Com relação à publicidade, respectivas ações deverão promover a conscientização para o jogo responsável e campanhas publicitárias deverão conter cláusulas de advertência.
O PL traz, ainda, um capítulo dedicado à prevenção à lavagem de dinheiro e financiamento ao terrorismo e proliferação de armas de destruição em massa.
Sobre o produto da arrecadação, competirá ao operador, em atendimento a atos que serão expedidos pelo Ministério da Fazenda (i) efetuar o pagamento dos prêmios (ii) recolher a contribuição para a seguridade social e valores relativos a repasses sociais previstos na legislação (iii) recolher IR incidente sobre a premiação.
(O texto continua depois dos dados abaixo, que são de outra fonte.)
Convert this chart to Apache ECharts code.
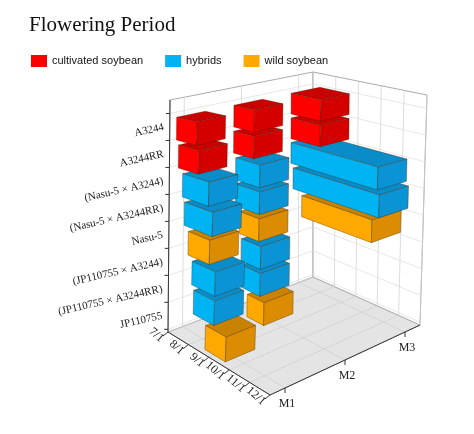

Sobre o valor dos ganhos incidirá IRPF, tanto para o apostador residente no Brasil, como para o não residente.
O Banco Central do Brasil determinará regras para a implementação de mecanismos de controle destinados a evitar que as instituições financeiras emissoras de cartão de débito e crédito, bem como qualquer outra instituição de pagamento autorizem transações que tenham por finalidade a participação em jogos de azar por meio eletrônico administrados por empresa não cadastrada.
Por fim, o PL prevê também que caberá ao Ministério da Fazenda estabelecer condições e prazo (não inferior a 6 meses) para que as empresas que operam apostas no Brasil se adequem à nova regulação.
Ao que tudo indica, uma medida provisória está sendo elaborada pelo Ministério da Fazenda em que, entre outras previsões, a licença para atuar no Brasil custará R$ 30 milhões, ao invés dos R$20MM previstos no PL 845/23.
Ao contrário do que poderia ser esperado, a notícia de regulamentação da atividade de apostas esportivas deveria ser bem recebida pelo setor de jogos, na medida em que junto com a regulamentação ganha-se segurança jurídica e, pois, incremento potencial de negócios.